Stored data:
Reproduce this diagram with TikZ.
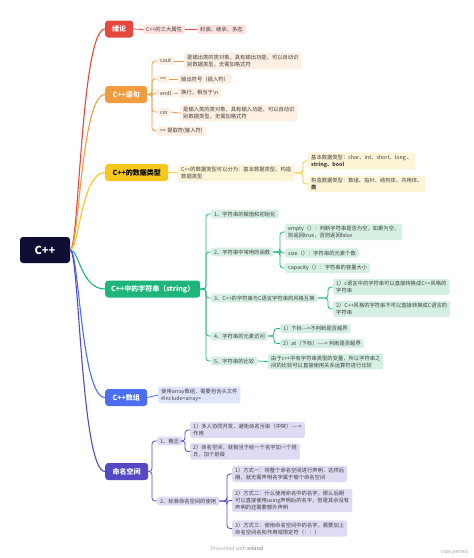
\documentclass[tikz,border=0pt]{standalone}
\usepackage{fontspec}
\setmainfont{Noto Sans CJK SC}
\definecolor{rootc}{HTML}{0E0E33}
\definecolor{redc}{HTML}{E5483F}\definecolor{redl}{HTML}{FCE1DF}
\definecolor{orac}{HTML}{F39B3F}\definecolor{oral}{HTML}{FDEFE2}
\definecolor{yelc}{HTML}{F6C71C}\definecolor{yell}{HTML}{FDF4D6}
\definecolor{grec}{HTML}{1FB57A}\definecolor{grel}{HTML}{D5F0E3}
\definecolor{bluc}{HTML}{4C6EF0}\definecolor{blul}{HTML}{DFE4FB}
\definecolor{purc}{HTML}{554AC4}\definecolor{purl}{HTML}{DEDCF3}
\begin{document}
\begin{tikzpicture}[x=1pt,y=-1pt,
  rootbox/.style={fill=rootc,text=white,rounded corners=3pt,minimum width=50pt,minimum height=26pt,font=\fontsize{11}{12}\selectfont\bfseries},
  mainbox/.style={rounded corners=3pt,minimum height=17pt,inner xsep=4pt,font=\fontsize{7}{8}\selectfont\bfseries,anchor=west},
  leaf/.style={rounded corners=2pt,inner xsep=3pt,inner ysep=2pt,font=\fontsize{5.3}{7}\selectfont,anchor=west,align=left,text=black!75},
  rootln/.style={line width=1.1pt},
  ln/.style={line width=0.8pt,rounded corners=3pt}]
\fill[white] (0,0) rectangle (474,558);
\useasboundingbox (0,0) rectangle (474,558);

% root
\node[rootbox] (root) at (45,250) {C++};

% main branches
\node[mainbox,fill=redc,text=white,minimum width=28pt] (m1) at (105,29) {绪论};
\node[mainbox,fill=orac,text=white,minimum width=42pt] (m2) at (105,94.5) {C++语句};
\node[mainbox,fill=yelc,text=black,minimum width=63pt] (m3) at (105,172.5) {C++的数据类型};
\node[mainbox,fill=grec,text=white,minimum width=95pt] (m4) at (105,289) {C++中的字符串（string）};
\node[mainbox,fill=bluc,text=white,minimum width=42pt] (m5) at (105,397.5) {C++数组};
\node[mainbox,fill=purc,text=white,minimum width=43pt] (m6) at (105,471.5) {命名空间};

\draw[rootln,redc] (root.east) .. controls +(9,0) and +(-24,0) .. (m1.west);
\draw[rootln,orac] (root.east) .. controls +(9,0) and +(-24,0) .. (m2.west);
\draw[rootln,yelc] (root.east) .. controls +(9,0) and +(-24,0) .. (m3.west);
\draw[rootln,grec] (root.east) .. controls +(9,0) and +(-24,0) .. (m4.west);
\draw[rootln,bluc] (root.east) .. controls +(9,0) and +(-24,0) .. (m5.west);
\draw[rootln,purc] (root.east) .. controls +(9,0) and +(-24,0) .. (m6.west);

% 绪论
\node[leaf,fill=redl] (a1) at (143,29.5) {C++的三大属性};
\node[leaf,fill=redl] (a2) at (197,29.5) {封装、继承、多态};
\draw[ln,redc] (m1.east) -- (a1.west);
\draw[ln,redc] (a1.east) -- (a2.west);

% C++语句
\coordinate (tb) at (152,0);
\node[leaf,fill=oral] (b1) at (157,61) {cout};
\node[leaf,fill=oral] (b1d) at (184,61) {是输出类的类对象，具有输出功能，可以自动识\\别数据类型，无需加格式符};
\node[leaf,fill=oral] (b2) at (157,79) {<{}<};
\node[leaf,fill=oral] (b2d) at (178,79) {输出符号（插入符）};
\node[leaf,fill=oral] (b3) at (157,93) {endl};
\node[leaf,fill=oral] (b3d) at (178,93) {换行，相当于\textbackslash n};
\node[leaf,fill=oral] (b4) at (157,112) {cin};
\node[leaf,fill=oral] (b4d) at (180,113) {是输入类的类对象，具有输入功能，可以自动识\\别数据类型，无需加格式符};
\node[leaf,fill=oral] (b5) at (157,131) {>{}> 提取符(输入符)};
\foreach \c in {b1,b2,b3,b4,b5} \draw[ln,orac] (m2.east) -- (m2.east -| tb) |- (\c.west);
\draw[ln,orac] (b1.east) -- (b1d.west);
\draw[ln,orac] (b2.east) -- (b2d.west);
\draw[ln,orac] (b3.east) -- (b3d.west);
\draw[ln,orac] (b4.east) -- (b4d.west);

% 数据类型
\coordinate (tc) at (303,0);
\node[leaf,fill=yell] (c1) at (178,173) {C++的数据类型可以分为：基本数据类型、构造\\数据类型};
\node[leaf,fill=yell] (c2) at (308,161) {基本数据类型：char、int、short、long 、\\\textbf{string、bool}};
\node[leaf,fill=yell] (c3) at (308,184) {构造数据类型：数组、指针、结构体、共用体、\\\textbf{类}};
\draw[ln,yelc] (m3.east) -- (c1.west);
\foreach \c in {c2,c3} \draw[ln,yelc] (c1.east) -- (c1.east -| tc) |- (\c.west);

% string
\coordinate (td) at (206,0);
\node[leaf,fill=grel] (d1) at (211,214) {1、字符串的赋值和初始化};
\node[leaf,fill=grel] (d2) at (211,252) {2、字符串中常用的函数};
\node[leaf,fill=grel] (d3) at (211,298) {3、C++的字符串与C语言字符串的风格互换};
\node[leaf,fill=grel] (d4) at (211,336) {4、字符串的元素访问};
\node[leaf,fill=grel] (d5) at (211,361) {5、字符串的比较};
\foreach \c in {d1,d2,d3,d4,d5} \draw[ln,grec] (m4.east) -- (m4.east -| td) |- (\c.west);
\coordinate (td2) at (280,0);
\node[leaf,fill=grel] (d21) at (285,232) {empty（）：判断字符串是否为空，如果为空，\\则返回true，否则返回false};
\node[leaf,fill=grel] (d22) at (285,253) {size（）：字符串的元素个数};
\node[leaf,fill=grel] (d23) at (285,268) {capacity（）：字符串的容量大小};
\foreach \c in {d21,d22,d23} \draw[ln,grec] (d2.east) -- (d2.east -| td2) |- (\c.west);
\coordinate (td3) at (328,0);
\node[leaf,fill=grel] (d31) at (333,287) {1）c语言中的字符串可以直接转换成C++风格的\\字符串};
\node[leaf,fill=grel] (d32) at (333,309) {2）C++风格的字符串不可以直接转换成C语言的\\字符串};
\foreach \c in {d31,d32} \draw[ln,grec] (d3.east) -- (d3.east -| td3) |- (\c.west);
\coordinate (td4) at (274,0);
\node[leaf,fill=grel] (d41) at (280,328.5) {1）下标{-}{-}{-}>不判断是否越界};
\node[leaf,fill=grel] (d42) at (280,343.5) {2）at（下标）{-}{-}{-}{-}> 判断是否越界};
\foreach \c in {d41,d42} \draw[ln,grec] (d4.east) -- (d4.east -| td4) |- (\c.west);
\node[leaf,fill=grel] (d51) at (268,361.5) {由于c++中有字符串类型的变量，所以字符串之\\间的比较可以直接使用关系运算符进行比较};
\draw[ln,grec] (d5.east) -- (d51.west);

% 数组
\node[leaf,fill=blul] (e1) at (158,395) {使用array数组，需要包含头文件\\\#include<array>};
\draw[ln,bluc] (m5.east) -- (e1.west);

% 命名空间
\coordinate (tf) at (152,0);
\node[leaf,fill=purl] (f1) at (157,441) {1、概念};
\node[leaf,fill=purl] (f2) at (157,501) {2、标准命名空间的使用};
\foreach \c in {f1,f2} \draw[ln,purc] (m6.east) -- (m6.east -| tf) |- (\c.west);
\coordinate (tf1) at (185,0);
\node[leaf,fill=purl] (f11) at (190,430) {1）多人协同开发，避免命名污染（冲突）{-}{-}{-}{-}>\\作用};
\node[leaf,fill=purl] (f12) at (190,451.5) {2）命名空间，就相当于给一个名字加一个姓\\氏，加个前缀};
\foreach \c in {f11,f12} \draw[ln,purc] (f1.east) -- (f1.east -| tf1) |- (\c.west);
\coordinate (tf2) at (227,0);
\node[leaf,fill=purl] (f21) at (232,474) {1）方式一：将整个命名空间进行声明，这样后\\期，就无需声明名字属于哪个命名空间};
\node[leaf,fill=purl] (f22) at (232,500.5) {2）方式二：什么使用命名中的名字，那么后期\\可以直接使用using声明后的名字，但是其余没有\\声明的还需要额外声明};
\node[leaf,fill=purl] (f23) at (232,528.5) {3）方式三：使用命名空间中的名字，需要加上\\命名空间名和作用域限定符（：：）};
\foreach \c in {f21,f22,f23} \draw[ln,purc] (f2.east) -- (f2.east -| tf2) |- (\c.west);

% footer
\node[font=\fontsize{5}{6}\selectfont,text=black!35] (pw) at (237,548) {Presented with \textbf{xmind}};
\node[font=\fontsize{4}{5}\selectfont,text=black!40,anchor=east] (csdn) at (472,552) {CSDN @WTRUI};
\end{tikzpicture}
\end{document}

Task statement:
Repeat the listing above from its first line through the line that contains "and +(-24,0) .. (m6.west);", both included, and nothing more. Drop the pictures.

The response:
Reproduce this diagram with TikZ.
\documentclass[tikz,border=0pt]{standalone}
\usepackage{fontspec}
\setmainfont{Noto Sans CJK SC}
\definecolor{rootc}{HTML}{0E0E33}
\definecolor{redc}{HTML}{E5483F}\definecolor{redl}{HTML}{FCE1DF}
\definecolor{orac}{HTML}{F39B3F}\definecolor{oral}{HTML}{FDEFE2}
\definecolor{yelc}{HTML}{F6C71C}\definecolor{yell}{HTML}{FDF4D6}
\definecolor{grec}{HTML}{1FB57A}\definecolor{grel}{HTML}{D5F0E3}
\definecolor{bluc}{HTML}{4C6EF0}\definecolor{blul}{HTML}{DFE4FB}
\definecolor{purc}{HTML}{554AC4}\definecolor{purl}{HTML}{DEDCF3}
\begin{document}
\begin{tikzpicture}[x=1pt,y=-1pt,
  rootbox/.style={fill=rootc,text=white,rounded corners=3pt,minimum width=50pt,minimum height=26pt,font=\fontsize{11}{12}\selectfont\bfseries},
  mainbox/.style={rounded corners=3pt,minimum height=17pt,inner xsep=4pt,font=\fontsize{7}{8}\selectfont\bfseries,anchor=west},
  leaf/.style={rounded corners=2pt,inner xsep=3pt,inner ysep=2pt,font=\fontsize{5.3}{7}\selectfont,anchor=west,align=left,text=black!75},
  rootln/.style={line width=1.1pt},
  ln/.style={line width=0.8pt,rounded corners=3pt}]
\fill[white] (0,0) rectangle (474,558);
\useasboundingbox (0,0) rectangle (474,558);

% root
\node[rootbox] (root) at (45,250) {C++};

% main branches
\node[mainbox,fill=redc,text=white,minimum width=28pt] (m1) at (105,29) {绪论};
\node[mainbox,fill=orac,text=white,minimum width=42pt] (m2) at (105,94.5) {C++语句};
\node[mainbox,fill=yelc,text=black,minimum width=63pt] (m3) at (105,172.5) {C++的数据类型};
\node[mainbox,fill=grec,text=white,minimum width=95pt] (m4) at (105,289) {C++中的字符串（string）};
\node[mainbox,fill=bluc,text=white,minimum width=42pt] (m5) at (105,397.5) {C++数组};
\node[mainbox,fill=purc,text=white,minimum width=43pt] (m6) at (105,471.5) {命名空间};

\draw[rootln,redc] (root.east) .. controls +(9,0) and +(-24,0) .. (m1.west);
\draw[rootln,orac] (root.east) .. controls +(9,0) and +(-24,0) .. (m2.west);
\draw[rootln,yelc] (root.east) .. controls +(9,0) and +(-24,0) .. (m3.west);
\draw[rootln,grec] (root.east) .. controls +(9,0) and +(-24,0) .. (m4.west);
\draw[rootln,bluc] (root.east) .. controls +(9,0) and +(-24,0) .. (m5.west);
\draw[rootln,purc] (root.east) .. controls +(9,0) and +(-24,0) .. (m6.west);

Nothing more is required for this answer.